Supply chain efficiency is critical, particularly for inventory-heavy models. A business with diversified, contractually secured supplier relationships is more valuable than one dependent on a single manufacturer in a volatile region. High multiples are often reserved for businesses that have fully documented, systematized Standard Operating Procedures (SOPs) for every function.

Brand Strength and Intellectual Property (IP)

Strong brand recognition and defensible Intellectual Property significantly increase the valuation multiple. A registered trademark on the principal brand name and product lines provides legal protection and reduces the risk of future infringement disputes. An e-commerce business with an established social media following and high brand authority is much more defensible against new competitors.

The value of the brand is often measured by the percentage of direct traffic and the average customer’s willingness to pay a premium price. A business that sells its own branded products on its own domain, rather than relying exclusively on third-party marketplaces, warrants a higher valuation. The intangible value of the brand often justifies the highest portion of the goodwill component in the final transaction price.

Business Model Stability

The underlying e-commerce model itself influences the stability assessment and, therefore, the multiple. Dropshipping models, which carry low inventory risk, often receive lower multiples because they have lower control over fulfillment and product quality.

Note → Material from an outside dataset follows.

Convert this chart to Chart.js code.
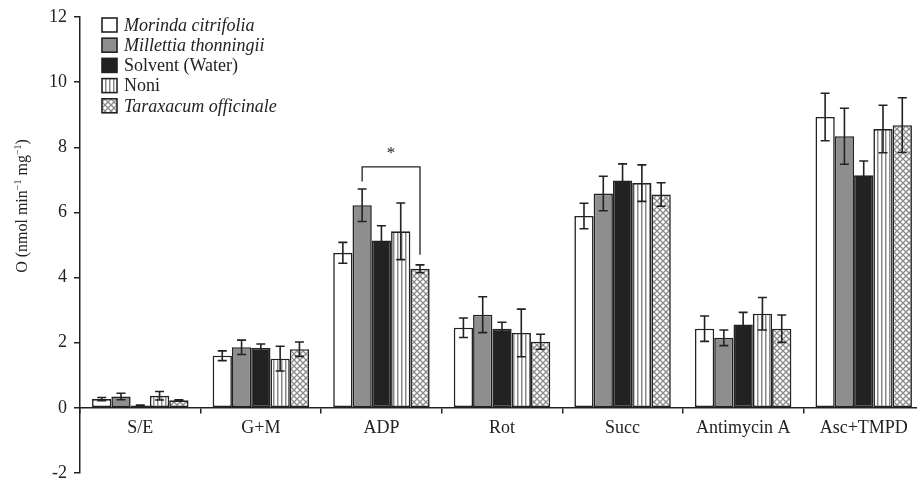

Inventory-heavy models require significant working capital and introduce obsolescence risk if inventory turns are slow.

The highest multiples are often applied to digital product businesses or software-as-a-service (SaaS) models that serve an e-commerce vertical, due to their high margins and low fulfillment costs. The ideal model for a high valuation is a niche, branded product line with a strong recurring revenue component and efficient, documented logistics.

The Valuation Process and Due Diligence

The initial valuation derived from applying a market multiple to normalized earnings is merely a starting point, known as a Letter of Intent (LOI) value. This value is subject to rigorous verification and adjustment during the due diligence (DD) phase. Buyers will often commission a Quality of Earnings (QoE) report to independently confirm the normalized SDE or EBITDA figure.

A QoE report is performed by an independent accounting firm and scrutinizes the seller’s financial records, focusing on the sustainability of the add-backs. The report’s finding often leads to an adjustment of the multiple or a change in the final offer price. This process ensures that the earnings used for the valuation are not inflated.

Due Diligence Verification

Operational due diligence verifies the non-financial value drivers that justified the initial multiple. This includes granting the buyer access to key operational systems, web analytics, and supplier contracts. Buyers meticulously check traffic sources, customer data integrity, and inventory counts.

Legal due diligence verifies all contracts, licenses, and intellectual property registrations. Buyers investigate potential litigation, review employment agreements, and ensure compliance with all sales tax and privacy regulations, such as the California Consumer Privacy Act (CCPA). Failure to demonstrate clear ownership of IP or compliance introduces a risk factor that lowers the final valuation.

Risk Assessment and Final Adjustments

During due diligence, buyers identify specific risks that warrant a further reduction in the valuation. Common risks include supplier concentration, where the business relies on a single source for more than 50% of its product, and key person dependence, where the current owner performs specialized tasks that cannot be easily outsourced. Platform risk, such as a recent Amazon account suspension, also significantly impacts the final assessment.

The final purchase price is often subject to a working capital adjustment, which ensures the seller leaves sufficient cash and inventory in the business to cover immediate operational needs. The target working capital is typically set as the average of the last twelve months of the business’s operating expenses. Inventory is usually valued separately and added to the enterprise value to arrive at the final transaction price.